The larger problem that I’m guessing Rabbi Yosef doesn’t understand, is that such racial insensitivity actually hurts Israel’s quest to be accepted (and left alone) by the world. Surrounded by enemies who feel that Israel has no right to exist as a Jewish state, it’s critical that Israel do everything in her power to maintain her moral authority in the world. As Dr. King said of America decades ago — if America is to be a first class nation, it can no longer have second class citizens. Starting in the 1940s and continuing through the 1960s, Communist nations used America’s discrimination against Blacks as a propaganda tool. They challenged America’s moral authority to lead the world, in light of how America treated her own Black citizens. It was not an act of White altruism that made Brown v. the Board of Education a unanimous decision, or that caused President Eisenhower to use federal troops to enforce the Court’s ruling in that case. America took these steps as much for its own self-interest as for the benefits of Blacks. In the 1940s and 1950s, Black and Brown nations were raising up in revolution against their European (i.e., White) colonial oppressors. At the time, none of those European oppressors was Communist. So the Communists pointed to America’s racial brutality, and asked emerging Black and Brown nations a rhetorical question: given how America treats its own Black citizens, then what do you think America has in store for you? America’s racism against Blacks caused Black and Brown nations to ally themselves with the Soviet Union. America needed to end racial segregation as part of its Cold War efforts — not because White America suddenly fell in love with Black people.

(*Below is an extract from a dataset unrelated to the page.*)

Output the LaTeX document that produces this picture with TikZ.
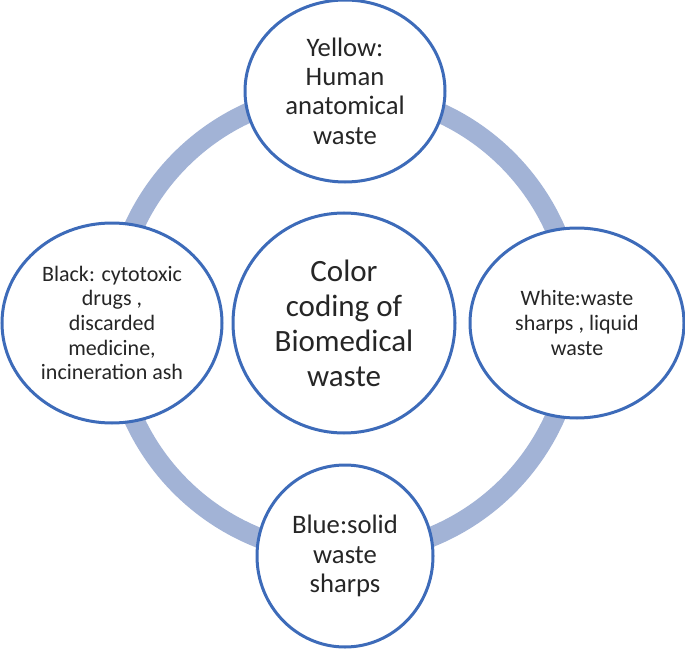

Take a hint, Rabbi Yosef. Israel is already perceived by many as an “apartheid state.” Personally, I disagree with that characterization. But as a leader, Rabbi, you should be mindful of Israel’s need to be perceived as a tolerant nation. And let’s not forget that your incendiary comments come just months after Israel deported a Black Kenyan Jew (Yehuda Kimani), without even letting him call his Israeli sponsors before being forced on a plane out of Israel. Unfortunately, there have been several instances where Black Jews have had to beg and plead for Israel to recognize them as authentic Jews. This is so ironic, when one considers that Judaism did not originate in Europe, and that the earliest Jews couldn’t have been White. You don’t have to like us Negroes, Rabbi Yosef. But as a leader, you should realize that it’s in Israel’s best interest for you to learn to play nice with us. Black people are a substantial voting block in the US. Do you really want to alienate us? Would you like for Black Lives Matter to continue to characterize Israel as an “apartheid state”? Perhaps you think you don’t need Negroes. Maybe that’s why you can make such insensitive comments and express no remorse. Beware, Rabbi. Like it or not, we all need each other. As Dr. King wrote in his “Letter from a Birmingham Jail”:
In a real sense all life is inter-related. All men are caught in an inescapable network of mutuality, tied in a single garment of destiny. Whatever affects one directly, affects all indirectly. I can never be what I ought to be until you are what you ought to be, and you can never be what you ought to be until I am what I ought to be…This is the inter-related structure of reality.”
My advice to you, Rabbi Yosef, is that you fall on your sword and apologize for your racially insensitive remarks. If you won’t do that, then you may consider preemptively applying witch hazel to your skin right now.